Cultural stressors increase risk of smoking, binge drinking and poor mental health among Hispanic teens
Researchers at FIU's Robert Stempel College of Public Health and Social Work have found that social interactions such as ethnic discrimination and other cultural stressors can have a negative effect on a range of outcomes such as smoking tobacco, binge drinking and mental health among Hispanic teens.
Compared to non-Hispanic Whites, Hispanic teens have higher levels of depressive symptoms and a higher prevalence of cigarette smoking and binge drinking.
Miguel Angel Cano, an assistant professor in the Department of Epidemiology, led a study that examined how ethnic discrimination and other culturally-based stressors adversely affected recently immigrated Hispanic teens.
The study was one of the first multisite longitudinal studies to examine the effects on multiple cultural stressors in relation to substance use and mental health.
Working with adolescents in Miami and Los Angeles, researchers recruited teens from 23 randomly selected schools and evaluated them across a six month period.

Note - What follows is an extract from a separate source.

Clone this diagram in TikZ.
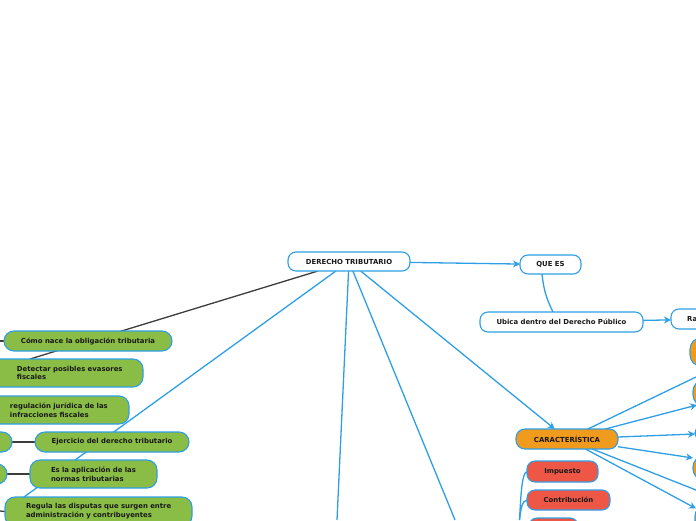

Teens were questioned on their personal experiences with cultural stressors such as being treated unfairly or hostile because of their ethnic background, among others. Later they were evaluated on their use of alcohol, tobacco, depressive symptoms and rule-breaking behavior.
"The study demonstrated how geographic location can impact the effects of cultural stressors on health outcomes," Cano said. "While study site wasn't a factor that influenced the effects of cultural stress on substance use, higher cultural stress increased depressive symptoms among adolescents in Miami, but not in Los Angeles.
The adolescent population in the United States is continually becoming more diverse. Currently one in five adolescents in the U.S. are of Hispanic descent. This number is expected to increase to one in three by 2020.
"Identifying clinically and culturally relevant factors associated with health among Hispanic adolescents is an increasingly important public health priority. This study helps recognize a need to develop interventions that address the effects of cultural stressors," he added.